Lest the bowl overflow, I shall not dwell on an online Jo who maintains that Lolita is little more than a thinly coded chronicle of young Vladimir's sexual molestation at the hands of a homosexual uncle. Jo deserves not a legal suit but a more appropriate garment such as a straitjacket. What is least comprehensible and most hurtful is how a pompous Russian scholar, Alexander Dolinin, who has built much of an international academic career on the study and admiration of Nabokov, has suddenly knifed his subject in the back in frankly Stalinist terms. I guess the man has seen his years slithering by and had to give his envy and venom free rein. "Nabokov," he writes, "had to justify his emigration from his native language and literature. It seems that memoirists, biographers and critics alike tend to fall under the spell of Nabokov's own inventions, evasions, exaggerations and half-truths and perpetuate his mythmaking game by sticking to its rules." Read the online poem "Softest of Tongues," Mr. Dolinin.

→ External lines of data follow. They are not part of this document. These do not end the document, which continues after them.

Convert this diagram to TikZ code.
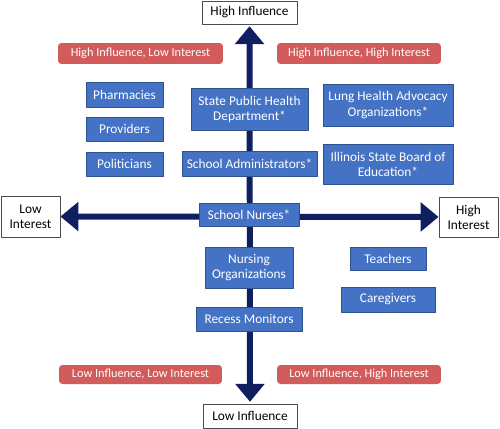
\documentclass[tikz,border=0pt]{standalone}
\usepackage{fontspec}
\setmainfont{Carlito}
\usetikzlibrary{arrows.meta}
\definecolor{boxblue}{HTML}{4472C4}
\definecolor{boxline}{HTML}{2F528F}
\definecolor{quadred}{HTML}{D25B5B}
\definecolor{axisnavy}{HTML}{0F1F5F}
\tikzset{
	stake/.style={draw=boxline, line width=0.5pt, fill=boxblue, text=white, align=center,
		inner sep=1pt, font=\fontsize{7.6}{8.6}\selectfont},
	quad/.style={fill=quadred, text=white, rounded corners=2pt, inner sep=1pt,
		font=\fontsize{7}{8}\selectfont},
	pole/.style={draw=black!70, line width=0.5pt, fill=white, align=center, inner sep=1pt,
		font=\fontsize{7.6}{8.6}\selectfont},
	axis/.style={axisnavy, line width=3.4pt, {Triangle[width=0.57cm,length=0.36cm]}-{Triangle[width=0.57cm,length=0.36cm]}}
}
\begin{document}
\begin{tikzpicture}[x=0.02cm, y=-0.02cm, line join=round]
			\useasboundingbox (0,0) rectangle (500,429);
			% Pole labels
			\node[pole, minimum width=1.9cm, minimum height=0.46cm] (hiInf) at (249.5,12.5) {High Influence};
			\node[pole, minimum width=1.88cm, minimum height=0.48cm] (loInf) at (250,416) {Low Influence};
			\node[pole, minimum width=1.18cm, minimum height=0.82cm] (loInt) at (30.5,216.5) {Low\\Interest};
			\node[pole, minimum width=1.18cm, minimum height=0.8cm] (hiInt) at (468.5,217) {High\\Interest};
			\draw[axis, shorten <=1pt, shorten >=1pt] (loInf) -- (hiInf);
			\draw[axis] (loInt) -- (hiInt);
			% Quadrant labels
			\node[quad, minimum width=3.3cm, minimum height=0.42cm] (qHL) at (140.5,53.5) {High Influence, Low Interest};
			\node[quad, minimum width=3.28cm, minimum height=0.42cm] (qHH) at (359,53.5) {High Influence, High Interest};
			\node[quad, minimum width=3.26cm, minimum height=0.38cm] (qLL) at (140.5,374.5) {Low Influence, Low Interest};
			\node[quad, minimum width=3.28cm, minimum height=0.38cm] (qLH) at (359,374.5) {Low Influence, High Interest};
			% Stakeholders
			\node[stake, minimum width=1.54cm, minimum height=0.5cm] (pharm) at (124.5,94.5) {Pharmacies};
			\node[stake, minimum width=1.54cm, minimum height=0.48cm] (prov) at (124.5,129) {Providers};
			\node[stake, minimum width=1.54cm, minimum height=0.48cm] (polit) at (124.5,164) {Politicians};
			\node[stake, minimum width=2.34cm, minimum height=0.84cm] (stateph) at (249.5,109) {State Public Health\\Department*};
			\node[stake, minimum width=2.7cm, minimum height=0.5cm] (schadm) at (249.5,163.5) {School Administrators*};
			\node[stake, minimum width=2.6cm, minimum height=0.84cm] (lung) at (388,105) {Lung Health Advocacy\\Organizations*};
			\node[stake, minimum width=2.6cm, minimum height=0.8cm] (isbe) at (388,164) {Illinois State Board of\\Education*};
			\node[stake, minimum width=2cm, minimum height=0.46cm] (nurses) at (249,214.5) {School Nurses*};
			\node[stake, minimum width=1.76cm, minimum height=0.82cm] (nursorg) at (249,267.5) {Nursing\\Organizations};
			\node[stake, minimum width=2.12cm, minimum height=0.48cm] (recess) at (249,319) {Recess Monitors};
			\node[stake, minimum width=1.52cm, minimum height=0.46cm] (teach) at (388,258.5) {Teachers};
			\node[stake, minimum width=1.88cm, minimum height=0.5cm] (care) at (388,299.5) {Caregivers};
		\end{tikzpicture}
\end{document}
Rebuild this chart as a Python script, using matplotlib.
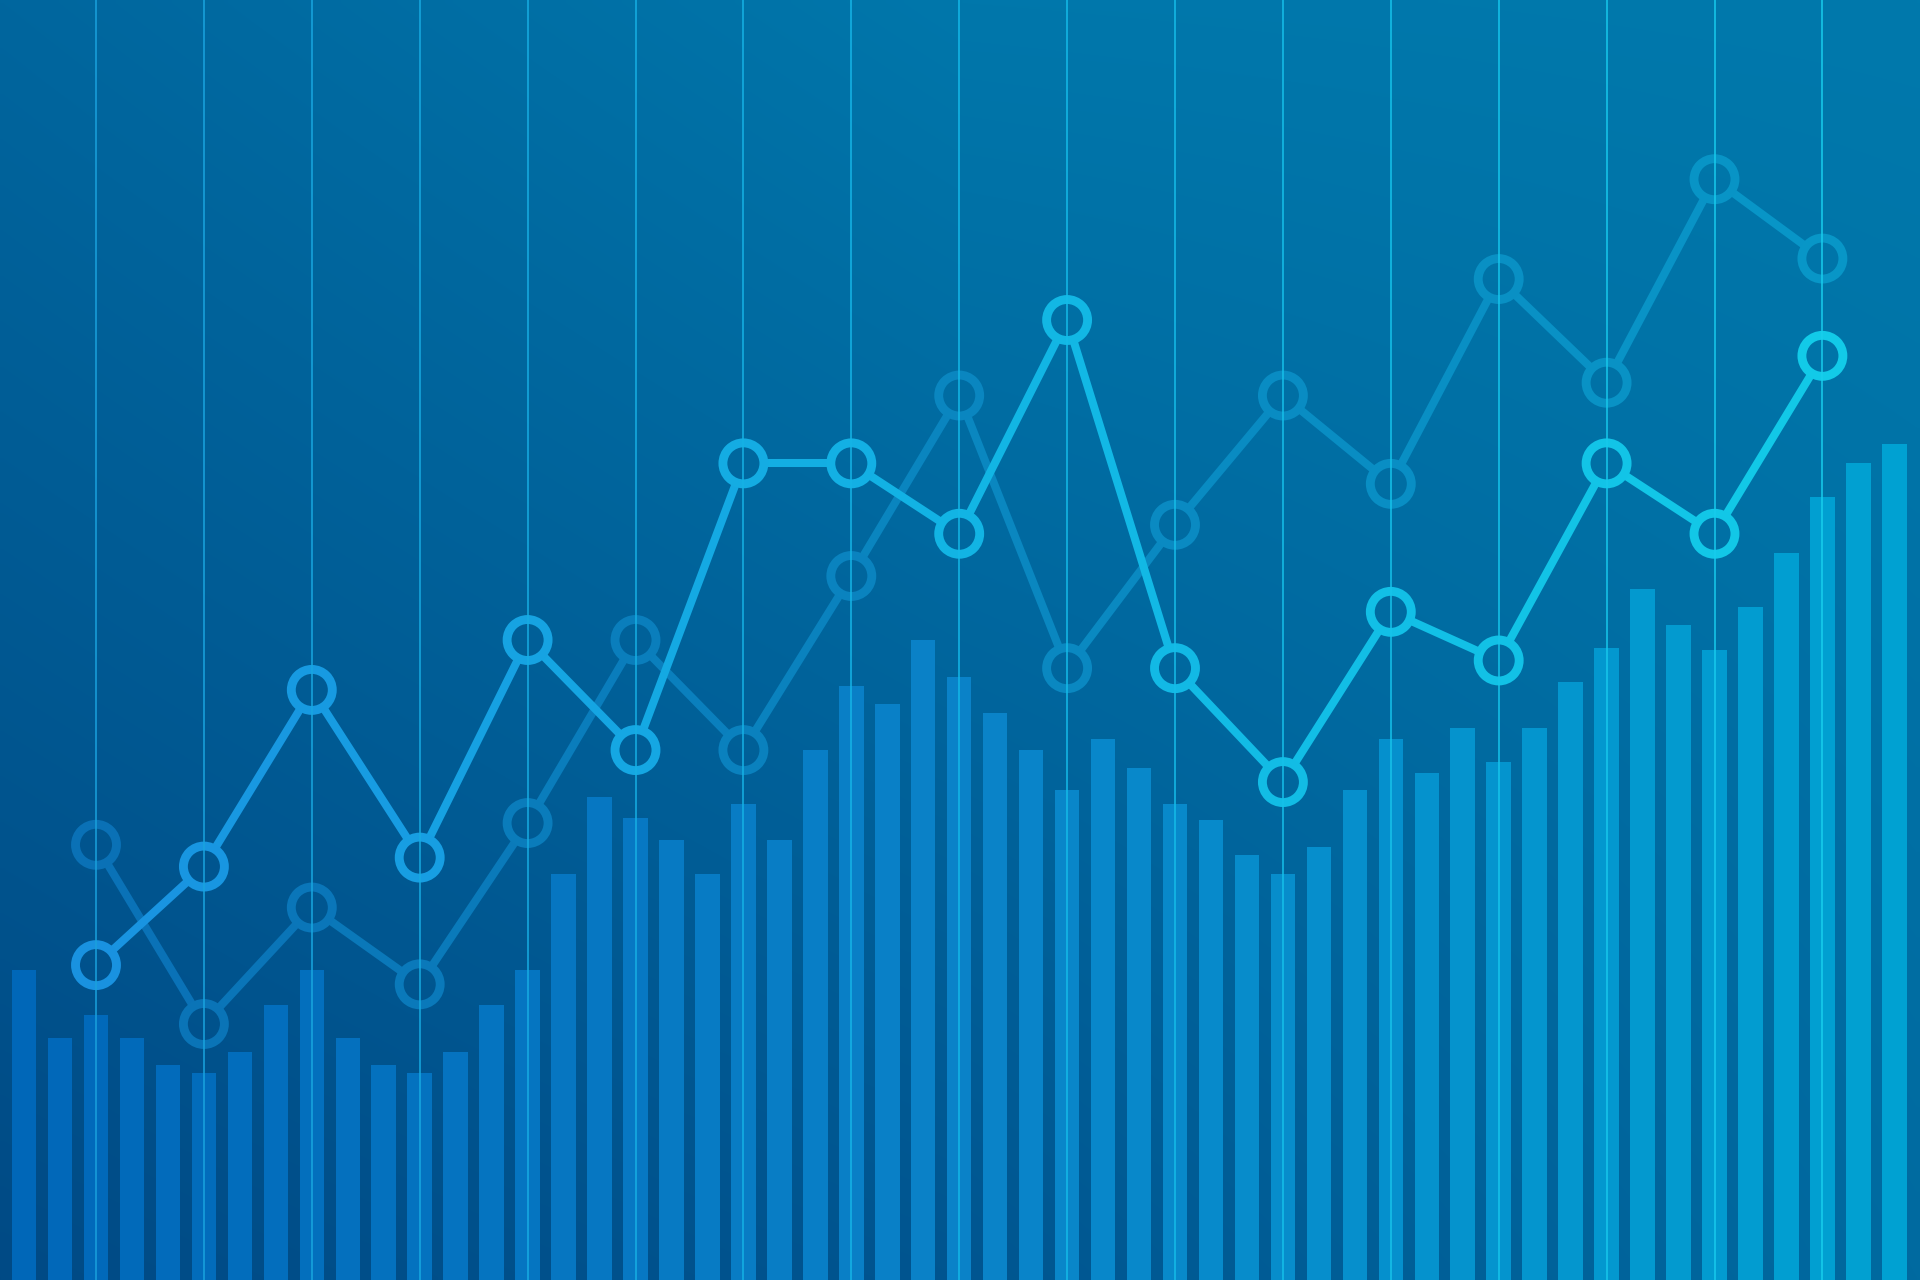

As for you, you are no longer welcome to "teach" Nabokov inside his family dwelling in Russia.
The 1950s and 1990s may have differed in many ways, but the state-cum-church mentality prevails. In Riviera Beach, Florida a municipal councilman, while commenting on the proposed opening of an "adult" bookstore, proclaimed, "We don't want any Lolitas or Godivas in this community." While in that microcosm, of course, ignorance is the operative element, one finds more alarming food for thought in the fact that 20 of our states still live in the era of the Scopes trial and also in the declaration by a British churchman, appropriately named Oddie, that the current moral ruination of the West is due to Playboy, the Beatles and Lolita--while a fellow member of the clergy keeps an assistant standing by with a towel so that he can ejaculate more hygienically while publicly caning a naughty schoolboy. Adrian Lyne had a harder time finding distribution for his film of Lolita in 1997 than Stanley Kubrick did in 1962, even though Lyne enlisted a battalion of lawyers to make sure he was not overstepping the bounds of propriety and even though his film is both literally and figuratively in color but never off-color--and far more faithful to the book--as opposed to Kubrick's black and white. It is true that certain enlightened conservatives such as my friend William Buckley have maintained a healthy objectivity toward art. When I asked Buckley out of curiosity if my father might be a candidate for depiction on a postage stamp, he replied with a bit of embarrassment that no, the postage stamp committee would never allow it because of Lolita. So much for that mixed bag of honorees (to which Elvis Presley, notwithstanding the age of his real-life fiancée, was elected by acclaim).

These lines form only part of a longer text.